*What you should do*:
Take the line containing "Reproduce this chart with matplotlib.", the line containing "ax = fig.add_axes([0.0867, 0.0944, 0.9133, 0.9027])", and all lines between them, and transcribe them exactly. Leave out pictures.

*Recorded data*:
↓

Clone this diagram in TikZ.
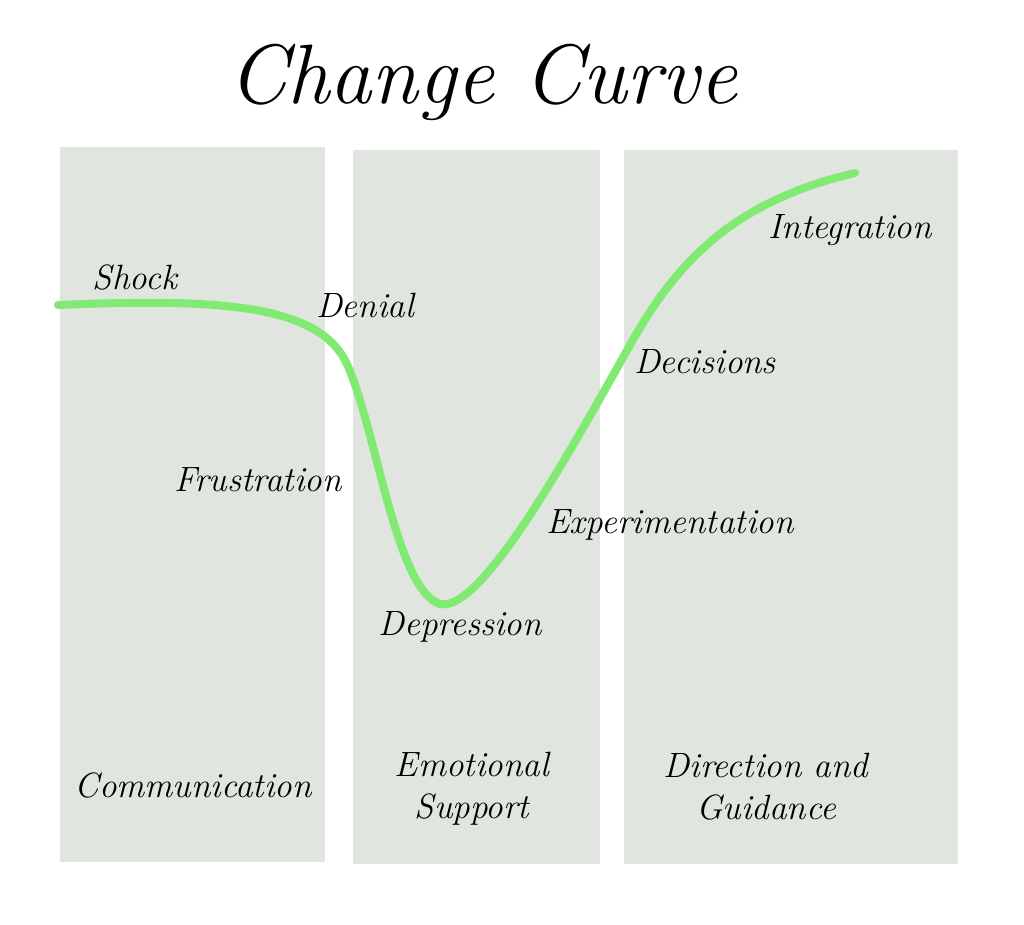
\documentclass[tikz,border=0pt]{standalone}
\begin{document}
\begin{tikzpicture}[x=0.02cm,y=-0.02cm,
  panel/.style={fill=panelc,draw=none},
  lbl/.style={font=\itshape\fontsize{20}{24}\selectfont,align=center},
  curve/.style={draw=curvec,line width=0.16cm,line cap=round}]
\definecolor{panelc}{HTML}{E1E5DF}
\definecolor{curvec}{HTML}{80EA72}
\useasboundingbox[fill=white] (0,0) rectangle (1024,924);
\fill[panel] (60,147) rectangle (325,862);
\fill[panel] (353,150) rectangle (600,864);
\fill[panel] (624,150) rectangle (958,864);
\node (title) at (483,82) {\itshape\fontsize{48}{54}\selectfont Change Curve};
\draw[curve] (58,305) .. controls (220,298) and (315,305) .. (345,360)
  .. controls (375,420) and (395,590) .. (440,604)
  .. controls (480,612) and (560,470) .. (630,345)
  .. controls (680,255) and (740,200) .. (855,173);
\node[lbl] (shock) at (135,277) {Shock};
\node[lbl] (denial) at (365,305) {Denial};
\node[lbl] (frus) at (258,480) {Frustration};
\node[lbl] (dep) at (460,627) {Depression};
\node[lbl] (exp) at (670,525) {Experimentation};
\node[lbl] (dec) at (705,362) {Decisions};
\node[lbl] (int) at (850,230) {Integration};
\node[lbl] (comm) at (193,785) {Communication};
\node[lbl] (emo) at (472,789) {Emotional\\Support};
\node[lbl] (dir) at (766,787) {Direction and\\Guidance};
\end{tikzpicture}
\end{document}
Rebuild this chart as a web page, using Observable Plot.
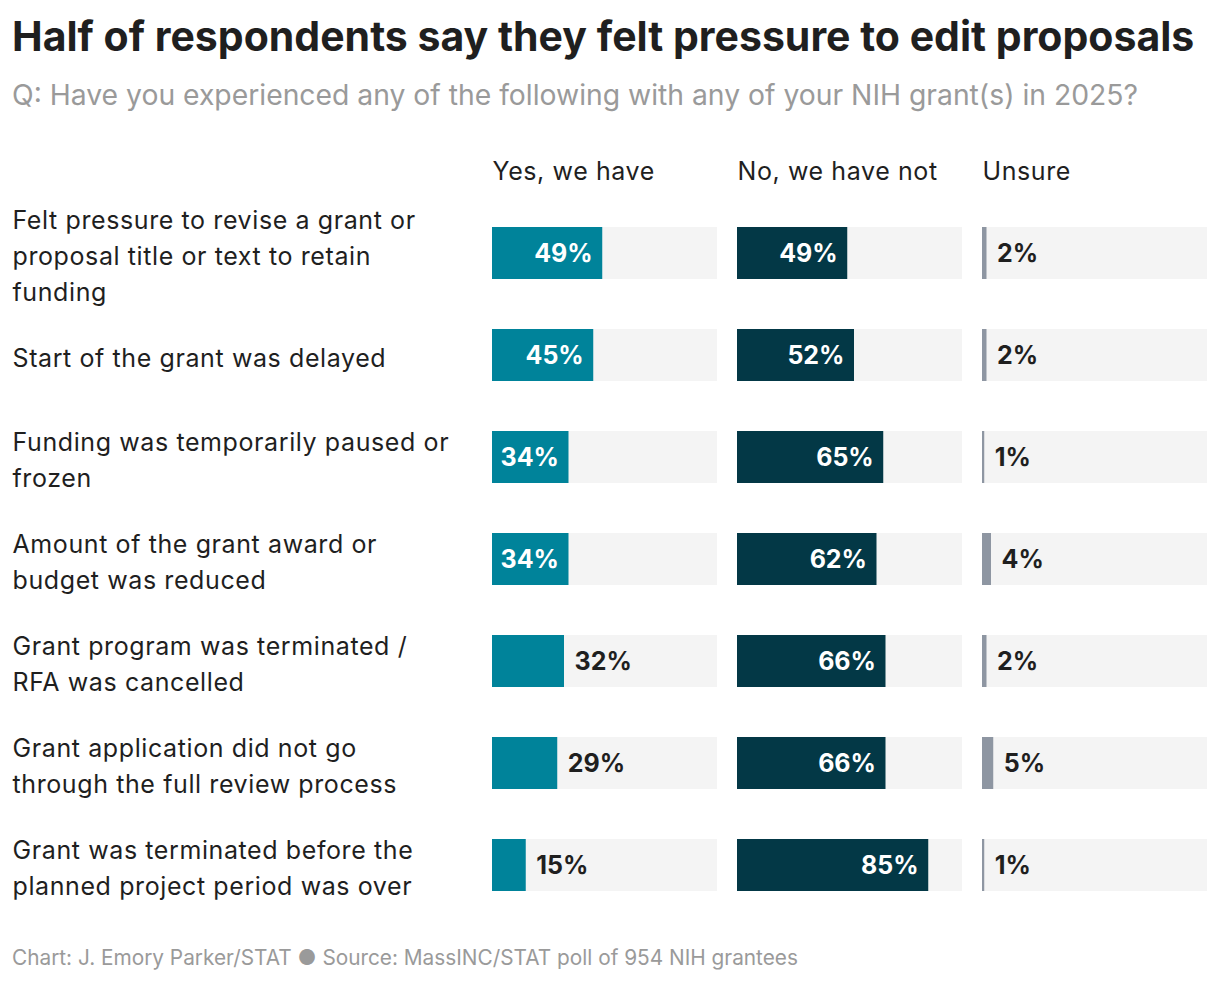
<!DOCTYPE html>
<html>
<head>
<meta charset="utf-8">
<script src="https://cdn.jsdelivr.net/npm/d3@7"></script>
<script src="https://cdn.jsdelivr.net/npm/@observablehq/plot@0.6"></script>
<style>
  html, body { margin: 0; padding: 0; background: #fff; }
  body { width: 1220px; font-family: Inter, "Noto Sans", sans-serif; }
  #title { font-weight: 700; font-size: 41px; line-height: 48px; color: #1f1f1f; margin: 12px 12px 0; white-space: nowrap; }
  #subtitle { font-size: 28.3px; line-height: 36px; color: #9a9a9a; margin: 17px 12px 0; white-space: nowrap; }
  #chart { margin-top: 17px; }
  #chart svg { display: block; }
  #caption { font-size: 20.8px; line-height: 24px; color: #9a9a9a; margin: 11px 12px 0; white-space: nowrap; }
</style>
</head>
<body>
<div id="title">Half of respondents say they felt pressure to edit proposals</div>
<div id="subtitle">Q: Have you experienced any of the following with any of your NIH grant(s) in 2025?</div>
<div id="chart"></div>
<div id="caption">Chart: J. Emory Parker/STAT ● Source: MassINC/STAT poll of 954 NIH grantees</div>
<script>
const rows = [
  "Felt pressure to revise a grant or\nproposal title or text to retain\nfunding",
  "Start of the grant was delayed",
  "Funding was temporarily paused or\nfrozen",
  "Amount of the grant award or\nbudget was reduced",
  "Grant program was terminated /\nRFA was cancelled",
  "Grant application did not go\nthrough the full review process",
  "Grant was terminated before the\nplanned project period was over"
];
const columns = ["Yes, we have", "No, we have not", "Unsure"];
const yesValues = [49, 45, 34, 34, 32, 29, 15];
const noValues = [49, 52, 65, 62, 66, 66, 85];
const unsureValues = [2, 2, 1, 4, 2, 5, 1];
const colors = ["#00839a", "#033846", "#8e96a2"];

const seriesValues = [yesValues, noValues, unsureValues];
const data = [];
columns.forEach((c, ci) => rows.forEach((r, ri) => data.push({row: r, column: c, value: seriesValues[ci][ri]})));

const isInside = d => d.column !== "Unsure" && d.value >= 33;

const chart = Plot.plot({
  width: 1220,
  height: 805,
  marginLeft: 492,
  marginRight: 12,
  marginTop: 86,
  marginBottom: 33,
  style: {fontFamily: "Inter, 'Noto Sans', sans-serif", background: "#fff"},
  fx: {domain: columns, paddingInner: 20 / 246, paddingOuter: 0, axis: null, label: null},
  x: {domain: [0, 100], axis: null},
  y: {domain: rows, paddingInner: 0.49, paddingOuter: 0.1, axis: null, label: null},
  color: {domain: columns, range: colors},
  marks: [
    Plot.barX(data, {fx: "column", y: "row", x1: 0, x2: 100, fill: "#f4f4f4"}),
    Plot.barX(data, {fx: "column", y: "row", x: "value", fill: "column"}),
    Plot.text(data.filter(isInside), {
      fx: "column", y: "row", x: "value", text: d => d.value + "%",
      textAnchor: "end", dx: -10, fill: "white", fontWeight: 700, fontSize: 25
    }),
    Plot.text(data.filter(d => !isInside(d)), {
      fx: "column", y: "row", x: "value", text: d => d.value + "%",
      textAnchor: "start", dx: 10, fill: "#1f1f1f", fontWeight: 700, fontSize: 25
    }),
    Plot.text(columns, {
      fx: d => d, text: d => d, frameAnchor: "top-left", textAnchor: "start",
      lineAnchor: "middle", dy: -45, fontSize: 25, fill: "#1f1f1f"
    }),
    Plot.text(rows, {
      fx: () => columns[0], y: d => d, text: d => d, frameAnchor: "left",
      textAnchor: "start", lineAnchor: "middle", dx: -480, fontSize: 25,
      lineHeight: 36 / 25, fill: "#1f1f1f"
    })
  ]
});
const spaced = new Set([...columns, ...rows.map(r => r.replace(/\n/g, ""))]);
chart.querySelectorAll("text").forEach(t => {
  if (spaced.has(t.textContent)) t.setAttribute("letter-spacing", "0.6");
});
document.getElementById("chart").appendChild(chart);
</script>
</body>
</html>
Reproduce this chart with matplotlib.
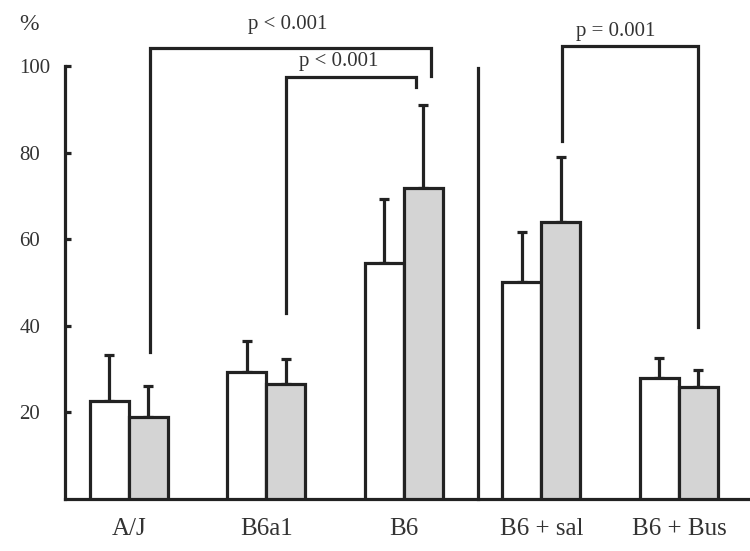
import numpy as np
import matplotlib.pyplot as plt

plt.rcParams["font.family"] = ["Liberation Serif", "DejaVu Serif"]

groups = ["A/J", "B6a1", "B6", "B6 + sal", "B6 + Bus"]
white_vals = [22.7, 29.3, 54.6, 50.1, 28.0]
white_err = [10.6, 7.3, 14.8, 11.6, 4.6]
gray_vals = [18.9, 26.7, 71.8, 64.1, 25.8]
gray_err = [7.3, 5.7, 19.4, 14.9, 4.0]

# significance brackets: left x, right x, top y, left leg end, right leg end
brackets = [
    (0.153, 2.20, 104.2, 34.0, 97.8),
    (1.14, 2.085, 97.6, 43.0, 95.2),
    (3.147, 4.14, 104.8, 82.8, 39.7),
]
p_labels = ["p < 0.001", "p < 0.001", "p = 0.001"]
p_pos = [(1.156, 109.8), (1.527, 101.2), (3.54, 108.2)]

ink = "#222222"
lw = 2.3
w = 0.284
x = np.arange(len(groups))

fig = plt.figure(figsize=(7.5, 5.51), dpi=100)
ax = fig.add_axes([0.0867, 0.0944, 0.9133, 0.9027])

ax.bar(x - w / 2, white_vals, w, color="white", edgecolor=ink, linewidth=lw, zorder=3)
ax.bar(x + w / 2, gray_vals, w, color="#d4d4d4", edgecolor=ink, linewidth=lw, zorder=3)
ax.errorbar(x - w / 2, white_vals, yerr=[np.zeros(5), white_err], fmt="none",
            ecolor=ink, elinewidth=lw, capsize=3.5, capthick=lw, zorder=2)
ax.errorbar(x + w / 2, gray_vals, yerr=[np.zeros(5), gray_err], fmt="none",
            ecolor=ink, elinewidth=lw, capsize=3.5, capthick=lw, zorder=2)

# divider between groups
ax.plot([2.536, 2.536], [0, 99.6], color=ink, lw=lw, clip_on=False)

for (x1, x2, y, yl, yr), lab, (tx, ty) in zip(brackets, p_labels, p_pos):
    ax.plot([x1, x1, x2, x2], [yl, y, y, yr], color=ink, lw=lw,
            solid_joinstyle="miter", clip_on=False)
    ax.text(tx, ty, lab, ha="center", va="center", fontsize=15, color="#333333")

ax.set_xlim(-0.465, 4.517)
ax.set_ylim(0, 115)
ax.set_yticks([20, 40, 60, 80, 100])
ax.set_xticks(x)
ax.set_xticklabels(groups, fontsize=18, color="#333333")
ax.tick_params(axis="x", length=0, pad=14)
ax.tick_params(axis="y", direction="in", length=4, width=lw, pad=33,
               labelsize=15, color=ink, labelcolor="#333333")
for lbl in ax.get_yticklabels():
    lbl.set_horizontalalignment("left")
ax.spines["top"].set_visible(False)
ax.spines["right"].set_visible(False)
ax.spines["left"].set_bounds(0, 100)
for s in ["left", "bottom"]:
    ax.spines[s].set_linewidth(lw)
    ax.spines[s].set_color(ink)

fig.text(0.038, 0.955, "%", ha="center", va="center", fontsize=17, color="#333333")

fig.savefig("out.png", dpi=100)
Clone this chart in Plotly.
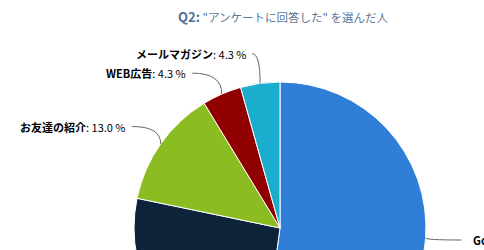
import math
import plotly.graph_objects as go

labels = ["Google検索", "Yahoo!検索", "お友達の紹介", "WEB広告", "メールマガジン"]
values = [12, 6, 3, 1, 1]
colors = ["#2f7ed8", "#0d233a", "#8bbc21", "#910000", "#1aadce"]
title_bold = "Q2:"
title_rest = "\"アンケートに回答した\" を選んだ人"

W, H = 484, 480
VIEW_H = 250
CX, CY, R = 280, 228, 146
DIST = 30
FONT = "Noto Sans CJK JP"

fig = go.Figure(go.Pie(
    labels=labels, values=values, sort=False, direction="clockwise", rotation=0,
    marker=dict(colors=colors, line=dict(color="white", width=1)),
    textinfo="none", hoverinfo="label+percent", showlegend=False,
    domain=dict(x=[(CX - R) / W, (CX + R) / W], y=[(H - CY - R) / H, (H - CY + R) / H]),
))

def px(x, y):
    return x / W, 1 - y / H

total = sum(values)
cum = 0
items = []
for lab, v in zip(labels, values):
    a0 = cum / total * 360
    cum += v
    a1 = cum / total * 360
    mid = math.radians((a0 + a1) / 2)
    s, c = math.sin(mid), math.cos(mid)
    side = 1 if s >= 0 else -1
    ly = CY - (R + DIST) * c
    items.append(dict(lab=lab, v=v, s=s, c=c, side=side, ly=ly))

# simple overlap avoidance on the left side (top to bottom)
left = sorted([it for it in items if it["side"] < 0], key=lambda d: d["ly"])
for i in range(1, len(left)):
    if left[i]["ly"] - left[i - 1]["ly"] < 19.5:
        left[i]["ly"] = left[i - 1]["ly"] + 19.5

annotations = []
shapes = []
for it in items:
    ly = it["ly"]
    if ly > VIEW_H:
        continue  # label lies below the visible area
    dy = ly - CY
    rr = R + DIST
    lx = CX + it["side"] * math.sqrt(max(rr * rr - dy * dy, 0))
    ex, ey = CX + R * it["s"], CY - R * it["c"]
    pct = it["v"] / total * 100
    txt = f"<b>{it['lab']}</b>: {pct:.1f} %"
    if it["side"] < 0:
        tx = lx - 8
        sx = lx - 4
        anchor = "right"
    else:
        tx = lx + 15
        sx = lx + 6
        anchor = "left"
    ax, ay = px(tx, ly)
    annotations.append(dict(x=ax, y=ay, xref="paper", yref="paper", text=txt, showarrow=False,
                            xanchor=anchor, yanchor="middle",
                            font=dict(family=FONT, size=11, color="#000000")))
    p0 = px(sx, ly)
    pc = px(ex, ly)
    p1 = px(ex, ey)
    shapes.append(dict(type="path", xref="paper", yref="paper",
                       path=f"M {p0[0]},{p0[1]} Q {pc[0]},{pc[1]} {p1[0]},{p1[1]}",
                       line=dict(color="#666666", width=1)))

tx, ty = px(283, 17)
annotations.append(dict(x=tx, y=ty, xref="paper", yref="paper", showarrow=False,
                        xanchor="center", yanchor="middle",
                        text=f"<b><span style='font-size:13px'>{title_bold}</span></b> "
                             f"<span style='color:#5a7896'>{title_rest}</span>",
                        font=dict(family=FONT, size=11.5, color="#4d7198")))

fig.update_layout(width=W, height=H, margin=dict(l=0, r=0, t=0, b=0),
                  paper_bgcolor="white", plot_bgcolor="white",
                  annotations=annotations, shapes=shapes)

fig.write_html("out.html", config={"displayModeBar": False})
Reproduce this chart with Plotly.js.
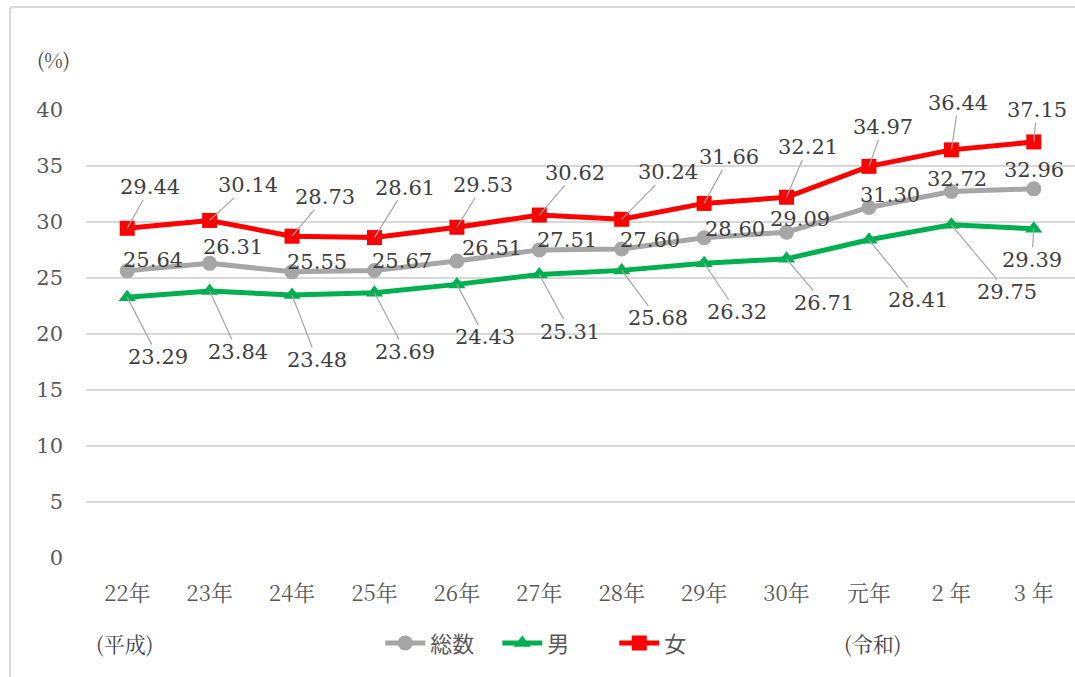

↑

*In response*:
Reproduce this chart with matplotlib.
import numpy as np
import matplotlib.pyplot as plt

plt.rcParams["font.family"] = ["Liberation Serif", "DejaVu Serif"]

groups = ["A/J", "B6a1", "B6", "B6 + sal", "B6 + Bus"]
white_vals = [22.7, 29.3, 54.6, 50.1, 28.0]
white_err = [10.6, 7.3, 14.8, 11.6, 4.6]
gray_vals = [18.9, 26.7, 71.8, 64.1, 25.8]
gray_err = [7.3, 5.7, 19.4, 14.9, 4.0]

# significance brackets: left x, right x, top y, left leg end, right leg end
brackets = [
    (0.153, 2.20, 104.2, 34.0, 97.8),
    (1.14, 2.085, 97.6, 43.0, 95.2),
    (3.147, 4.14, 104.8, 82.8, 39.7),
]
p_labels = ["p < 0.001", "p < 0.001", "p = 0.001"]
p_pos = [(1.156, 109.8), (1.527, 101.2), (3.54, 108.2)]

ink = "#222222"
lw = 2.3
w = 0.284
x = np.arange(len(groups))

fig = plt.figure(figsize=(7.5, 5.51), dpi=100)
ax = fig.add_axes([0.0867, 0.0944, 0.9133, 0.9027])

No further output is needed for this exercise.